Each pole consists of an arc extinguishing chamber. If the arc is not extinguished, the contacts can get welded together. The arc can be extinguished by any insulating medium such as air, dielectric oil, SF6 and vacuum etc. The contacts remain closed during normal conditions and are opened when a fault occurs.

A control circuit of a circuit breaker is shown in the figure.

The numbered parts in the figure are:

1. Circuit breaker
2. Trip circuit
3. Trip coil
4. Protected line
5. Battery
6. Realy contacts
7. Potential transformer
8. Current transformer
9. Switch

 PRINCIPLE OF OPRERATION OF A CIRCUIT BREAKER:

The contacts of the circuit breaker remain closed during normal conditions and are opened when a fault occurs.

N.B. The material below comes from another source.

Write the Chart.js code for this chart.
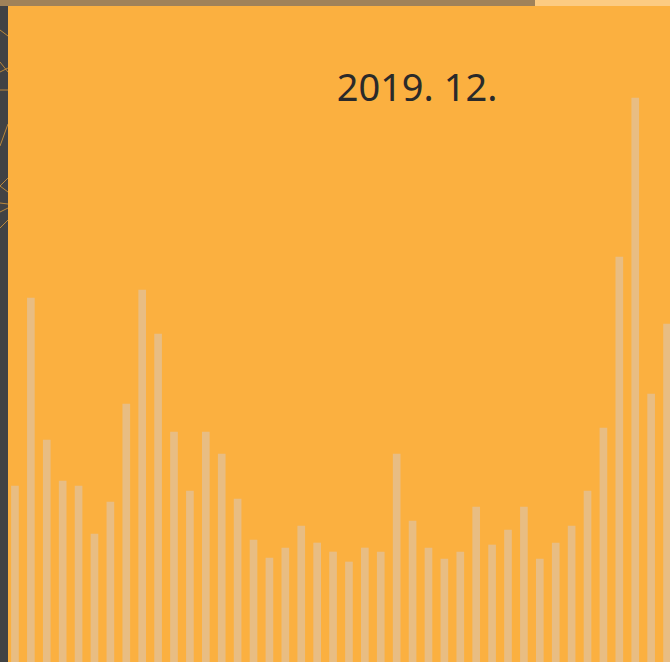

When a fault occurs in a system, the trip coil of the breaker energizes and moving contacts are separated through a mechanism. During separation arc is produced between the contacts, which must be extinguished in order to stop the flow of current.

ARC INITIATION:

When the current carrying contacts are separated, arc is produced between them. The figure demonstrates the closed and open contacts. When the contacts are closed, high current density, high resistance and high thermal pressure exists at the terminals. When the contacts are opened, the pressure decreases and the surrounding air gets ionized. The current keeps on flowing between the contacts as long as the medium is not de-ionized.

 Arc extinction methods:

Two methods are used for the arc extinction:

1. High resistance method.
2. Current zero method

1. HIGH RESISTANCE METHOD:

In this method, the resistance of the path is increased so that the arc is extinguished. But it requires a lot of energy due to which it is only used in low capacity AC or DC circuit breakers.

Resistance can be increased by the following methods:

      a.  Lengthening the arc:

The distance between the contacts is increased. Arc runners or arc splitters are also used for this purpose.

     b. Cooling the arc:

Fans provide the cooling air which cools down the arc and de-ionizes the medium.

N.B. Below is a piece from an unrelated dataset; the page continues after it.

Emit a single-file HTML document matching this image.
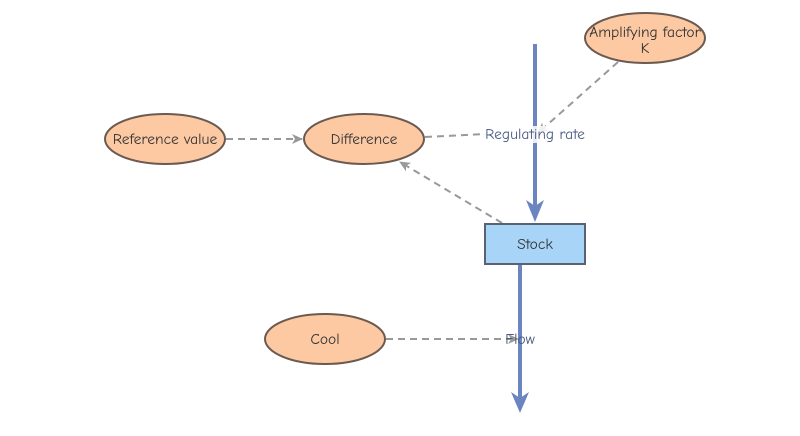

     c. Reducing X-sectional area of the arc:

Reducing the x-sectional area of the arc increases the resistance of the path and extinguishes the arc.

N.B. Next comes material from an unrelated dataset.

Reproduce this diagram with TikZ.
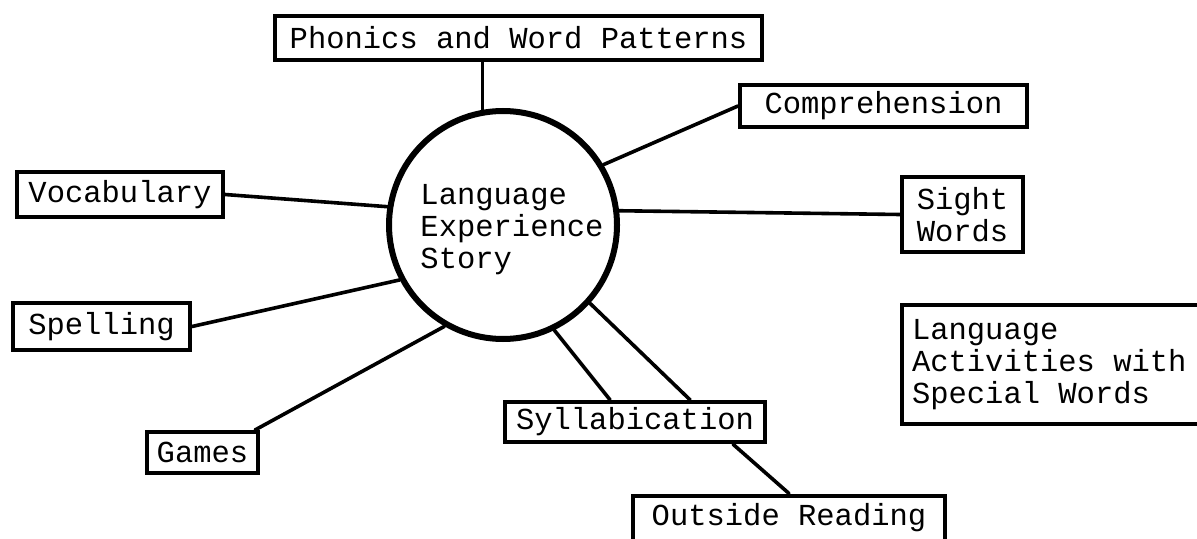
\documentclass[tikz,border=0pt]{standalone}
\usepackage{fontspec}
\setmonofont{Liberation Mono}
\usepackage{tikz}
\usetikzlibrary{positioning}

\begin{document}
\begin{tikzpicture}[x=0.5pt,y=-0.5pt,
    box/.style={draw, line width=2pt, inner xsep=3pt, inner ysep=3pt, align=flush left,
                font=\ttfamily\fontsize{15.25}{16}\selectfont},
    link/.style={line width=1.8pt, line cap=round}]
                \clip (0,0) rectangle (1197,539); % page size

                \node[draw, circle, line width=3pt, inner sep=0pt, minimum size=114pt] (S) at (503,225) {};
                \node[box, draw=none] (T) at (512,230) {Language\\Experience\\Story};

                \node[box, minimum width=243.5pt, minimum height=22pt] (P) at (518.5,38) {Phonics and Word Patterns};
                \node[box, minimum width=143.5pt, minimum height=21pt] (C) at (883.5,106) {Comprehension};
                \node[box, minimum width=60.5pt, minimum height=37.5pt] (W) at (962.5,214.5) {Sight\\Words};
                \node[box, minimum width=103pt, minimum height=22.5pt] (V) at (120,194.5) {Vocabulary};
                \node[box, minimum width=88.5pt, minimum height=23.5pt] (L) at (101.5,326.5) {Spelling};
                \node[box, minimum width=55.5pt, minimum height=20.5pt] (G) at (202.5,452.5) {Games};
                \node[box, minimum width=130pt, minimum height=20pt] (Y) at (635,422) {Syllabication};
                \node[box, minimum width=156pt, minimum height=22.5pt] (R) at (789,518) {Outside Reading};
                \node[box, anchor=north west, text width=142pt, inner xsep=5pt, minimum height=59.5pt] (A) at (900,303)
                    {Language\\Activities with\\Special Words};

                \draw[link] (S.100.5) -- (S.100.5 |- P.south);
                \draw[link] (S.31) -- (C.west);
                \draw[link] (S.7.4) -- (W.west);
                \draw[link] (S.171.6) -- (V.east);
                \draw[link] (S.208.3) -- (L.east);
                \draw[link] (S.240.7) -- ([xshift=-2.5pt]G.north east);
                \draw[link] (S.296.6) -- ([xshift=-12.5pt]Y.north); % two lines to this box
                \draw[link] (S.318.5) -- ([xshift=27.5pt]Y.north);
                \draw[link] ([xshift=49pt]Y.south) -- (R.north);
             \end{tikzpicture}
\end{document}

     d. Splitting the arc:

Arc is splitted by adding conducting plates in perpendicular with the arc. These plates are called splitters. The process of extinguishing the arc is shown in the figure:

2. LOW RESISTANCE OR CURRENT ZERO METHOD:

This method is used in high power circuit breakers. In ac system, after every half cycle, the current reduces to zero. The insulating oil or gas flows between the contacts and de-ionizes the medium due to which the arc diminishes. Ac arc waveform is shown in the figure:

 Magnitude of arc:

The electric discharge between any two points is known as arc. Electric discharge consists of a number of charge carriers. The amount of these charge carriers depends on:

1. Potential difference between the contacts.
2. Dielectric strength of insulating medium.
3. Current produced due to discharge.
4. Length of the arc.
5. Diameter of the arc.

The arc current and voltage is given by:

            Varc= A+ Bd+ (C+Dd/Iarc)

Where d= length of arc

            Varc= voltage drop in arc

            Iarc= arc current

            A,B,C,D= constants

And the arc energy can be found by

            E=Varc x Iarc x t

Recovery Voltage:

The voltage across the contacts at normal frequency is known as recovery voltage. This voltage is same as the system voltage. When the arc is extinguished and the current flow stops, transient voltage appears across the contacts, but this voltage is readily diminished due to the damping effect of the resistance and normal circuit voltage appears across the contacts, which is called recovery voltage.

Restriking Voltage:

The transient voltage which appears across the contacts, at the time the arc is extinguished, is known as restriking voltage. After the extinction of arc, the voltage tends to increase in the opposite direction and reach the value where the arc can strike again. This voltage is called the restriking voltage.

If the dielectric strength of the medium increases more rapidly as compared to the restriking voltage then the current flow stops. The waveform of the restriking voltage is shown in the figure above.